WHAT THE TASK ASKS
Copy the records below exactly, starting at the line that contains "What Chart.js code" and ending at the line that contains "9.9, 10.2, 10.2];"; leave out any pictures.
— start EXERCISE INPUT —
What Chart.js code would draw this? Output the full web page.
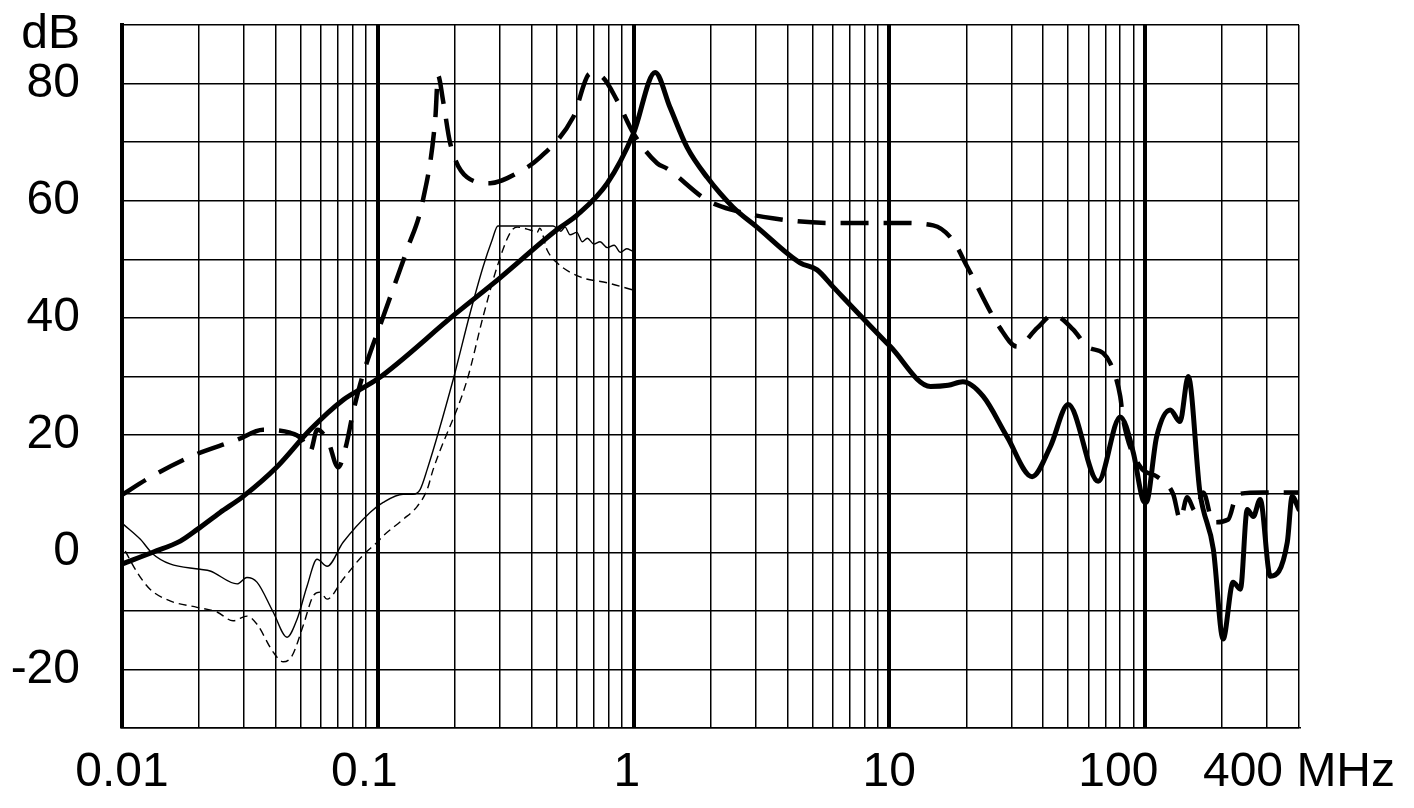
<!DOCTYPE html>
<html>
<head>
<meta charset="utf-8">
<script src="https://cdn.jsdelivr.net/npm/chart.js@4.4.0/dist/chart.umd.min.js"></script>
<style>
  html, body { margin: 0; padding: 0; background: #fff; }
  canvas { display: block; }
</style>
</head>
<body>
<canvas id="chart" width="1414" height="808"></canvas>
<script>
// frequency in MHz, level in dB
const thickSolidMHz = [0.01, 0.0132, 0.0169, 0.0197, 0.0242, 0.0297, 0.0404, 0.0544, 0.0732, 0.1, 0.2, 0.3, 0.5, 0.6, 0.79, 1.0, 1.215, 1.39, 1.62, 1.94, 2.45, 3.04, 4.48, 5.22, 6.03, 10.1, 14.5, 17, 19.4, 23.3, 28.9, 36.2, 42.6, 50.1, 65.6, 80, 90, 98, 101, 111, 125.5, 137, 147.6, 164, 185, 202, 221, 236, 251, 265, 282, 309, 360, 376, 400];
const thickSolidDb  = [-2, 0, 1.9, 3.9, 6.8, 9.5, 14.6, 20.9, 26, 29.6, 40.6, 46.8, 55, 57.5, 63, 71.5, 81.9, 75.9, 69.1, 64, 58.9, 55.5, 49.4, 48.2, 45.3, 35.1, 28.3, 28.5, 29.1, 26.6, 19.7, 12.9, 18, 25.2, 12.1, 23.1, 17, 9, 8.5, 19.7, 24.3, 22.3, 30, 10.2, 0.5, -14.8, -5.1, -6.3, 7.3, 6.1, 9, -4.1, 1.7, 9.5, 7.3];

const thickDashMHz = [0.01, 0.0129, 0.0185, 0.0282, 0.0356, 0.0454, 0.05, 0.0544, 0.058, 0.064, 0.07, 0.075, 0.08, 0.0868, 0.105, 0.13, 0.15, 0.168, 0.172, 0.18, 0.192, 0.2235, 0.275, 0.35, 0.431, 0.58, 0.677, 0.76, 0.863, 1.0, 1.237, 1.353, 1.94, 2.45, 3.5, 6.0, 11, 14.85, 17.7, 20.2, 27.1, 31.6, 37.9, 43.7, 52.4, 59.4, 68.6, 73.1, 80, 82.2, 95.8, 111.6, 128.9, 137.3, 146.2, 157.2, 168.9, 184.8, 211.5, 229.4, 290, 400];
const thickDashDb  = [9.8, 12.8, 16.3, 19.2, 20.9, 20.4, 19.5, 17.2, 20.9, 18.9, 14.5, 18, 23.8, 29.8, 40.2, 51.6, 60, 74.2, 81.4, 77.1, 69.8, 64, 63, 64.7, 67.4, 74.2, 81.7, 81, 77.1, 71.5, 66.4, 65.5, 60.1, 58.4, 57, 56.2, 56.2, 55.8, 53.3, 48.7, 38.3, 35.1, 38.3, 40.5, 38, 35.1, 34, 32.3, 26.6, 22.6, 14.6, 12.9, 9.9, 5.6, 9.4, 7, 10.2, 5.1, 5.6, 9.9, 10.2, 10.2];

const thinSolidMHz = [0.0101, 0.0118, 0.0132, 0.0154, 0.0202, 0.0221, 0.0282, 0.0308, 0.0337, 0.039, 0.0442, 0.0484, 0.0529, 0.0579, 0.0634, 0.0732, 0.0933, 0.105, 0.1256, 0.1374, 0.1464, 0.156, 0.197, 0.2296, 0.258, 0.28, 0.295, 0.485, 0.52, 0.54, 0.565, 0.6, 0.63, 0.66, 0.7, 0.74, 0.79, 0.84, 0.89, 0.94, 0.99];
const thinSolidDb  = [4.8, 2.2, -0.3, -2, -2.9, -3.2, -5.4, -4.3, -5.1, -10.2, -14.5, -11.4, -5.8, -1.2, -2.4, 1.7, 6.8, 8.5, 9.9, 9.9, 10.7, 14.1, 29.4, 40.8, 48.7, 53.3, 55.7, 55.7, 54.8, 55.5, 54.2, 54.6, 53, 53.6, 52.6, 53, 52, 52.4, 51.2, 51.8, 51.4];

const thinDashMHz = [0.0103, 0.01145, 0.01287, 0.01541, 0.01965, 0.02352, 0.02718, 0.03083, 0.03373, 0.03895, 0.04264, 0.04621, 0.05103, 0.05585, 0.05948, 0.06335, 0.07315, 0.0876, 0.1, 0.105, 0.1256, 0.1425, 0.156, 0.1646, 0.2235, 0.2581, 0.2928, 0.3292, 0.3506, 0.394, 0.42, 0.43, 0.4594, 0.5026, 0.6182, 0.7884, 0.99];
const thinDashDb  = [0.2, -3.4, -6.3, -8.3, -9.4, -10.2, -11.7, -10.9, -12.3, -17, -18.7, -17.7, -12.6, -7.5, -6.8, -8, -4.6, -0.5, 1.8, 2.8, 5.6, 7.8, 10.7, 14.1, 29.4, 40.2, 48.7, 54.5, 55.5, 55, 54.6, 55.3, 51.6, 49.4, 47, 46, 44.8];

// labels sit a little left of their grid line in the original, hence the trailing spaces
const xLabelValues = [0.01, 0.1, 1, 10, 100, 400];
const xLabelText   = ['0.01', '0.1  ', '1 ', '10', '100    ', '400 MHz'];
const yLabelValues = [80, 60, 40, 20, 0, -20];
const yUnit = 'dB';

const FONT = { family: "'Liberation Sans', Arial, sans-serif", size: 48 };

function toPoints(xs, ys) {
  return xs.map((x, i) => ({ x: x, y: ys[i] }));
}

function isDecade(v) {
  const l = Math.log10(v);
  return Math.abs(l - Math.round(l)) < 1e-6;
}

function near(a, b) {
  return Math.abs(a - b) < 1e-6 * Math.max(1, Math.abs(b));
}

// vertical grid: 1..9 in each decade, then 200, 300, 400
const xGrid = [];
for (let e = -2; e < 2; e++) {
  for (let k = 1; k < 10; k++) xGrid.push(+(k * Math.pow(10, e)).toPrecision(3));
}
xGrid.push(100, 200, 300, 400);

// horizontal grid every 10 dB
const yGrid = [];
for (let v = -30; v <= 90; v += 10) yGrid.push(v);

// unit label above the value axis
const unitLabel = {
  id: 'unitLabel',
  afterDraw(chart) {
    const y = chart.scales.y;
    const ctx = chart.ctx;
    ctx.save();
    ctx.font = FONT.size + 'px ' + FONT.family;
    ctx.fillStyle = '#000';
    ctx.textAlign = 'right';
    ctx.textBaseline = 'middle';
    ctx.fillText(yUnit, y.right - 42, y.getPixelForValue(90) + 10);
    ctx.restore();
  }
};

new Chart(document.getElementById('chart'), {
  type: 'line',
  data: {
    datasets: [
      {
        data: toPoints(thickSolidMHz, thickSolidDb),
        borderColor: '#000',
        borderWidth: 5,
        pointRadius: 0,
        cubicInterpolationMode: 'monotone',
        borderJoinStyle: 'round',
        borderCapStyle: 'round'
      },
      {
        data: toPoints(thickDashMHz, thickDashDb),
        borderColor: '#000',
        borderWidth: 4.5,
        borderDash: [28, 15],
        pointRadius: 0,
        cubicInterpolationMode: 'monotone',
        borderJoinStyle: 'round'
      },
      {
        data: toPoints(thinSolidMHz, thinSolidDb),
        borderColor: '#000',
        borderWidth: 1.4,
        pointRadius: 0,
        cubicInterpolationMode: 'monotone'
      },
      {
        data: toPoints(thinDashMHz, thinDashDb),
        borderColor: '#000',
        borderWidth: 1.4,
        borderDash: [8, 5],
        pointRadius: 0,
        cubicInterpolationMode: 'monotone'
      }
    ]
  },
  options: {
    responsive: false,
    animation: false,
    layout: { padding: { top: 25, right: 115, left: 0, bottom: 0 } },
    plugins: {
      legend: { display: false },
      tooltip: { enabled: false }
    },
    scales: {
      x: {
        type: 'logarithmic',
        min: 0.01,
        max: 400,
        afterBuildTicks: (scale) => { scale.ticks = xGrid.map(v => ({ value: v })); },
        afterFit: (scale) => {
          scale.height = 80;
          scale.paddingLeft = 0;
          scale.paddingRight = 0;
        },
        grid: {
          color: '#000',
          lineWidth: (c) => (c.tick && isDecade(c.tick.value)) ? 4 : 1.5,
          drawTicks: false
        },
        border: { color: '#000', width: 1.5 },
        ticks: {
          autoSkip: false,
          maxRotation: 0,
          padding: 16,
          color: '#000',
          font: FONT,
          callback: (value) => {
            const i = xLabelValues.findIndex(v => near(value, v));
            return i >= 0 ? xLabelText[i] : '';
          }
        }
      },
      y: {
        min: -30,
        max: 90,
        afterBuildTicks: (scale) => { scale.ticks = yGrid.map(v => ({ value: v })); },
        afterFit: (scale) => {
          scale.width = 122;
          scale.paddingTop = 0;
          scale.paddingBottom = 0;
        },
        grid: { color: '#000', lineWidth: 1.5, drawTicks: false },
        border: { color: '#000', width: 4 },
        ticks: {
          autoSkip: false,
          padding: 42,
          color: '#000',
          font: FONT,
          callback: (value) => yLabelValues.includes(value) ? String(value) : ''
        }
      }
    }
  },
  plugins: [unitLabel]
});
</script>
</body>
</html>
— end EXERCISE INPUT —
— start EXERCISE INPUT —
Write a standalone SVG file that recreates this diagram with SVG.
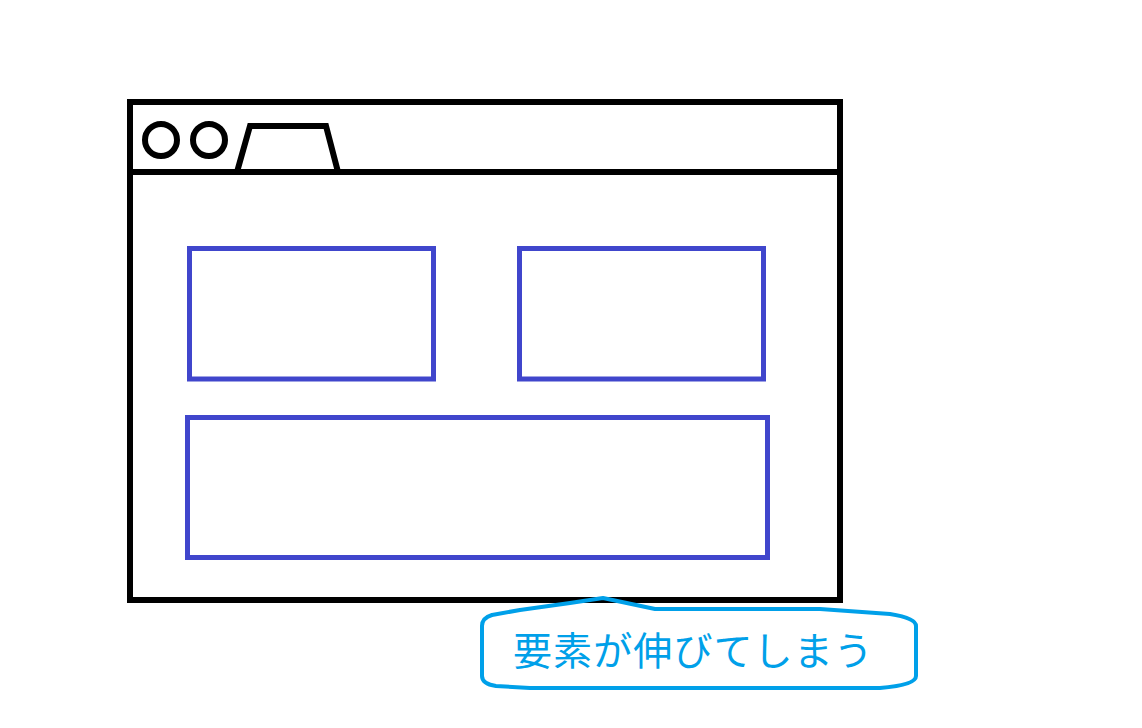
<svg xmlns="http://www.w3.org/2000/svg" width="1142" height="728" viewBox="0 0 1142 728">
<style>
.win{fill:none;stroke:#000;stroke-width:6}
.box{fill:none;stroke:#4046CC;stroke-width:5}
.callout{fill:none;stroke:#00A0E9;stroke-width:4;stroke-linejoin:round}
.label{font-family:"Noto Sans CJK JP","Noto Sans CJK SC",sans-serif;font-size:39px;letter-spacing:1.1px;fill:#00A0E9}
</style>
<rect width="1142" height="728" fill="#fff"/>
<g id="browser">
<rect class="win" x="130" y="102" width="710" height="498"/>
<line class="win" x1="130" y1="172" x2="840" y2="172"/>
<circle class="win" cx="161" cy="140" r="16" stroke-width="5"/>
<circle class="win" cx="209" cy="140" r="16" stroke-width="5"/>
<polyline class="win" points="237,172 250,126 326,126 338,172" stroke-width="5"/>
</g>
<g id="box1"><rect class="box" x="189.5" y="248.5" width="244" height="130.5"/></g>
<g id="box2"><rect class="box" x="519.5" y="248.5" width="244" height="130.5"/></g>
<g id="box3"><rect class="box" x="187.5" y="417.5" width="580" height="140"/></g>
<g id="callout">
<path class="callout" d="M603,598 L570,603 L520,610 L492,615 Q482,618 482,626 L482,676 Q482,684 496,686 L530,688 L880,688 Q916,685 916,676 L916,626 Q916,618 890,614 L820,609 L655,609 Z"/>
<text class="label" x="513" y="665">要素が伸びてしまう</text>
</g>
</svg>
— end EXERCISE INPUT —
COMPLETE RESPONSE
What Chart.js code would draw this? Output the full web page.
<!DOCTYPE html>
<html>
<head>
<meta charset="utf-8">
<script src="https://cdn.jsdelivr.net/npm/chart.js@4.4.0/dist/chart.umd.min.js"></script>
<style>
  html, body { margin: 0; padding: 0; background: #fff; }
  canvas { display: block; }
</style>
</head>
<body>
<canvas id="chart" width="1414" height="808"></canvas>
<script>
// frequency in MHz, level in dB
const thickSolidMHz = [0.01, 0.0132, 0.0169, 0.0197, 0.0242, 0.0297, 0.0404, 0.0544, 0.0732, 0.1, 0.2, 0.3, 0.5, 0.6, 0.79, 1.0, 1.215, 1.39, 1.62, 1.94, 2.45, 3.04, 4.48, 5.22, 6.03, 10.1, 14.5, 17, 19.4, 23.3, 28.9, 36.2, 42.6, 50.1, 65.6, 80, 90, 98, 101, 111, 125.5, 137, 147.6, 164, 185, 202, 221, 236, 251, 265, 282, 309, 360, 376, 400];
const thickSolidDb  = [-2, 0, 1.9, 3.9, 6.8, 9.5, 14.6, 20.9, 26, 29.6, 40.6, 46.8, 55, 57.5, 63, 71.5, 81.9, 75.9, 69.1, 64, 58.9, 55.5, 49.4, 48.2, 45.3, 35.1, 28.3, 28.5, 29.1, 26.6, 19.7, 12.9, 18, 25.2, 12.1, 23.1, 17, 9, 8.5, 19.7, 24.3, 22.3, 30, 10.2, 0.5, -14.8, -5.1, -6.3, 7.3, 6.1, 9, -4.1, 1.7, 9.5, 7.3];

const thickDashMHz = [0.01, 0.0129, 0.0185, 0.0282, 0.0356, 0.0454, 0.05, 0.0544, 0.058, 0.064, 0.07, 0.075, 0.08, 0.0868, 0.105, 0.13, 0.15, 0.168, 0.172, 0.18, 0.192, 0.2235, 0.275, 0.35, 0.431, 0.58, 0.677, 0.76, 0.863, 1.0, 1.237, 1.353, 1.94, 2.45, 3.5, 6.0, 11, 14.85, 17.7, 20.2, 27.1, 31.6, 37.9, 43.7, 52.4, 59.4, 68.6, 73.1, 80, 82.2, 95.8, 111.6, 128.9, 137.3, 146.2, 157.2, 168.9, 184.8, 211.5, 229.4, 290, 400];
const thickDashDb  = [9.8, 12.8, 16.3, 19.2, 20.9, 20.4, 19.5, 17.2, 20.9, 18.9, 14.5, 18, 23.8, 29.8, 40.2, 51.6, 60, 74.2, 81.4, 77.1, 69.8, 64, 63, 64.7, 67.4, 74.2, 81.7, 81, 77.1, 71.5, 66.4, 65.5, 60.1, 58.4, 57, 56.2, 56.2, 55.8, 53.3, 48.7, 38.3, 35.1, 38.3, 40.5, 38, 35.1, 34, 32.3, 26.6, 22.6, 14.6, 12.9, 9.9, 5.6, 9.4, 7, 10.2, 5.1, 5.6, 9.9, 10.2, 10.2];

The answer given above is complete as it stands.